Holding — Wooten, C.J.
- The U.S. District Court for the District of South Carolina held that Griffith's motion for a temporary restraining order was denied.
Rule
- A party seeking a temporary restraining order must demonstrate a likelihood of success on the merits, irreparable harm, a favorable balance of equities, and that the public interest would be served by granting the order.
Reasoning
- The U.S. District Court reasoned that Griffith failed to demonstrate a likelihood of success on the merits because the contractual terms clearly provided for AAA arbitration.
- The Long-Term Incentive Agreement (LTIA) and the 2005 Plan indicated that disputes should be resolved through AAA arbitration, and Griffith did not provide sufficient evidence to challenge this interpretation.
- Furthermore, the court found that it could not compel a non-FINRA member, Ameriprise Financial, to arbitrate before FINRA, nor could it compel Ameriprise Services, which was not a party to the arbitration, to participate.
- The court also determined that Griffith did not show a likelihood of irreparable harm, as the alleged harm was based on unsubstantiated claims regarding the advantages of FINRA arbitration over AAA arbitration.
- Additionally, the balance of equities did not favor Griffith, as the TRO would delay proceedings and impede the enforcement of the contractual terms.
- Finally, the public interest was not served by granting the TRO, as it would hinder the prompt resolution of the dispute already underway with AAA.

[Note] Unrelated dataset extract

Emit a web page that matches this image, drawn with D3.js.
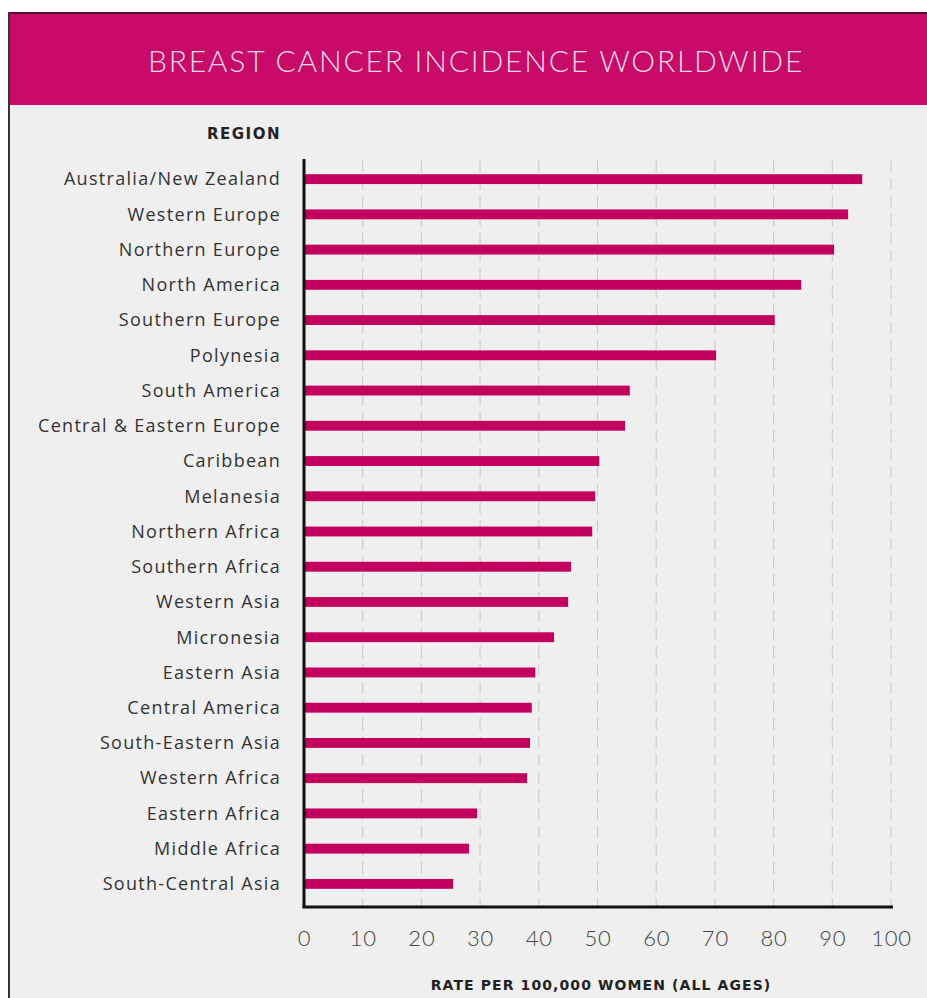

Deep Dive: How the Court Reached Its Decision
Success on the Merits
The court evaluated the likelihood of success on the merits, which required the plaintiff, Griffith, to demonstrate that the arbitration proceedings initiated by Ameriprise Financial were inappropriate and that FINRA had jurisdiction over the dispute. The court found that both the Long-Term Incentive Agreement (LTIA) and the 2005 Plan explicitly provided for arbitration under the American Arbitration Association (AAA) rules, thus establishing that AAA was the agreed forum for resolving disputes related to the bonus payout. Griffith's argument against the incorporation of the 2005 Plan into the LTIA was deemed unpersuasive, as the term "pursuant to" indicated compliance with the arbitration provisions of the 2005 Plan. Furthermore, the court noted that even if the LTIA did not expressly incorporate the 2005 Plan, it granted Ameriprise Financial the authority to select the jurisdiction for any disputes, which included the right to choose AAA arbitration. The court also highlighted that Griffith failed to provide adequate legal authority to compel Ameriprise Financial, a non-FINRA member, to arbitrate before FINRA. As a result, the court concluded that Griffith did not establish a likelihood of success on the merits regarding his request for a TRO.
Irreparable Harm
The court next examined whether Griffith could demonstrate a likelihood of irreparable harm if the TRO were not granted. Griffith argued that AAA arbitration would violate his statutory and contractual rights and that a non-FINRA forum would disadvantage him compared to FINRA arbitration. However, the court found these assertions to be largely unsubstantiated and based on conjecture rather than concrete evidence. The court noted that the contractual terms clearly allowed for AAA arbitration, undermining Griffith's claims of harm stemming from an alleged violation of rights. Additionally, the court ruled that the assertion regarding AAA's lack of industry understanding did not inherently imply that Griffith would experience more harm than the defendants. The court emphasized that the consideration of irreparable harm focused on Griffith’s interests rather than broader regulatory concerns, leading to the conclusion that he had not met the burden of proving irreparable harm.
Balance of Equities
In assessing the balance of equities, the court considered whether the potential harms to Griffith outweighed those to Ameriprise Financial if the TRO were granted. Griffith argued that he would suffer harm if the arbitration were not overseen by FINRA due to its greater industry experience. However, the court found this argument insufficient, as it did not convincingly show that the absence of FINRA arbitration would result in significant detriment to Griffith. Conversely, the court recognized that granting the TRO could impede Ameriprise Financial's rights under the existing contractual framework, potentially delaying the arbitration process and complicating the enforcement of valid contracts. The court concluded that the balance of equities did not favor Griffith, as he failed to demonstrate that his interests outweighed the defendants' rights to proceed with the arbitration as stipulated in the agreements.
Public Interest
Finally, the court evaluated whether granting the TRO would serve the public interest. Griffith contended that a TRO would promote the public’s interest in maintaining consistent regulatory standards and protecting the rights of investors. However, the court found that any potential public benefits from granting the TRO did not outweigh the public interests served by upholding valid contracts and ensuring prompt dispute resolution. With arbitration already underway at AAA, the court reasoned that a TRO would unnecessarily delay proceedings, potentially undermining public confidence in the fair and efficient resolution of disputes. The court concluded that allowing the arbitration to proceed as originally planned aligned more closely with the public interest than granting the requested injunction. Thus, Griffith did not demonstrate that a TRO would serve the public good.
Conclusion
Ultimately, the court determined that Griffith failed to establish any of the necessary elements for the issuance of a temporary restraining order. He could not demonstrate a likelihood of success on the merits due to the clear contractual provisions favoring AAA arbitration. Additionally, he did not prove the existence of irreparable harm, nor did he establish that the balance of equities tipped in his favor. Finally, the public interest did not support granting the TRO, as it would delay arbitration proceedings already in progress. Accordingly, the court denied Griffith's motion for a temporary restraining order, allowing the arbitration with AAA to continue.